Implications of Legal Precedents
The court considered previous legal precedents, particularly focusing on the U.S. Supreme Court's interpretations regarding the nature of force in relation to violent crimes. It referenced the decision in Johnson v. United States, which clarified the definition of physical force in the context of violent felonies. The court acknowledged that while the definition of physical force might vary in different statutory contexts, the necessary elements of Hobbs Act robbery required a level of force that aligns with the standards set forth in Johnson.

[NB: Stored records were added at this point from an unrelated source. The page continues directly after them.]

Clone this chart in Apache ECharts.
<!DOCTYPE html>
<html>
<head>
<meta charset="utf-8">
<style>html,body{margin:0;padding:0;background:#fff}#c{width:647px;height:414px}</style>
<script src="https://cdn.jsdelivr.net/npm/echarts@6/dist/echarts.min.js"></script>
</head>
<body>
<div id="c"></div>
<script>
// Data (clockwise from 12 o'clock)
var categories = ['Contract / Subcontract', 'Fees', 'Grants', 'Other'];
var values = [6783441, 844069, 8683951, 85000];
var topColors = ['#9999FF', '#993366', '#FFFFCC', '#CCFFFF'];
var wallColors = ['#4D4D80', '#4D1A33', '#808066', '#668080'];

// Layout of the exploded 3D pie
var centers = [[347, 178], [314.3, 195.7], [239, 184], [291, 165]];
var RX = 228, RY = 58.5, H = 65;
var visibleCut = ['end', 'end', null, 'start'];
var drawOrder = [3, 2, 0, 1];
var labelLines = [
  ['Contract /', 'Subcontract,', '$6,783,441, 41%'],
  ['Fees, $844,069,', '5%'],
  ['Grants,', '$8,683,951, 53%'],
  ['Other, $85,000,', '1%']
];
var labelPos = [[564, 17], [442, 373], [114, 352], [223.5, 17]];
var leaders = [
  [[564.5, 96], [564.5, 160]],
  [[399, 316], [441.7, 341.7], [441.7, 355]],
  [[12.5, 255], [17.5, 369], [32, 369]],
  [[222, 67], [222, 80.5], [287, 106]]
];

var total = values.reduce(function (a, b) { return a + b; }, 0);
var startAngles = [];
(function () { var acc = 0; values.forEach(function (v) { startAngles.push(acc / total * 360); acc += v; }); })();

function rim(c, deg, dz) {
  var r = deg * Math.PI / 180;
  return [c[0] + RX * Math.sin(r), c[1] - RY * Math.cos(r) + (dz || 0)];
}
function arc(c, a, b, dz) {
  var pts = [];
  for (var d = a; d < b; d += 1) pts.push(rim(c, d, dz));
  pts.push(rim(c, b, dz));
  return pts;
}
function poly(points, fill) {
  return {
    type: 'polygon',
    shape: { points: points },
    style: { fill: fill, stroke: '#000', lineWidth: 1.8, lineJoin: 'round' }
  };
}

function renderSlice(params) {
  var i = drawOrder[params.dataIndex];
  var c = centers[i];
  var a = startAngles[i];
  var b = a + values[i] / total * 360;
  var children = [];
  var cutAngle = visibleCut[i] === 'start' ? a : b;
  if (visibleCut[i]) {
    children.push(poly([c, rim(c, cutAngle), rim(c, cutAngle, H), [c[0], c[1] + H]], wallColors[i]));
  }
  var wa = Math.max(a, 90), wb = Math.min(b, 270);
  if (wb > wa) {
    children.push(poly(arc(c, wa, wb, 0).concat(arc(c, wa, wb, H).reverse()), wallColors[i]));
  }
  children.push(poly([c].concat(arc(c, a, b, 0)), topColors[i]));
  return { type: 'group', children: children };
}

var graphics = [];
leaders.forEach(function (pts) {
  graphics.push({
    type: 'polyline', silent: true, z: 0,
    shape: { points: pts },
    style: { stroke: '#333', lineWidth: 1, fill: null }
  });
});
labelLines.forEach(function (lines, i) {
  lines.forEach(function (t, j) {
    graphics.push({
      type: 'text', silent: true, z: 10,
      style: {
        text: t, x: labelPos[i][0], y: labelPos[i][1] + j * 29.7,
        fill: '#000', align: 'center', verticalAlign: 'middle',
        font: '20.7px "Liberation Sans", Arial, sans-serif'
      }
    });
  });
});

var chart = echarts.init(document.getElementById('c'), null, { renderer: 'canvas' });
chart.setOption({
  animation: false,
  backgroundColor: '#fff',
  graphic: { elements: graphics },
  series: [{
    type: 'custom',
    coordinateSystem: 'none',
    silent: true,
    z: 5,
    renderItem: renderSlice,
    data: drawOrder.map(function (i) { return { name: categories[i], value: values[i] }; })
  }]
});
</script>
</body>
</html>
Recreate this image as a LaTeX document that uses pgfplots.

Furthermore, the court highlighted the distinction made in Castleman regarding the common-law meaning of force, noting that the requirement for physical force in Hobbs Act robbery was sufficiently met under the prevailing legal standards. By connecting these precedents to the facts of the case, the court reinforced its conclusion that Hobbs Act robbery qualifies as a crime of violence, thereby justifying the conviction for brandishing a firearm during this offense.
Conclusion of the Court
In conclusion, the U.S. District Court firmly established that the conviction for brandishing a firearm during the Hobbs Act robbery was justified under the force clause of § 924(c). The court's analysis demonstrated that Hobbs Act robbery inherently involved the use, attempted use, or threatened use of physical force against the person or property of another. By employing the categorical approach, the court affirmed that the essential elements of the crime aligned with the definition of a crime of violence. Therefore, the court denied the defendant's motion to dismiss Count Two of the indictment, solidifying the legal standing of the conviction against Hancock. The court emphasized that the interplay between fear, force, and the unlawful taking of property was central to its decision, thereby ensuring that the conviction was consistent with statutory requirements and legal interpretations. As a result, the ruling upheld the integrity of the legal framework governing violent crimes in relation to firearm offenses.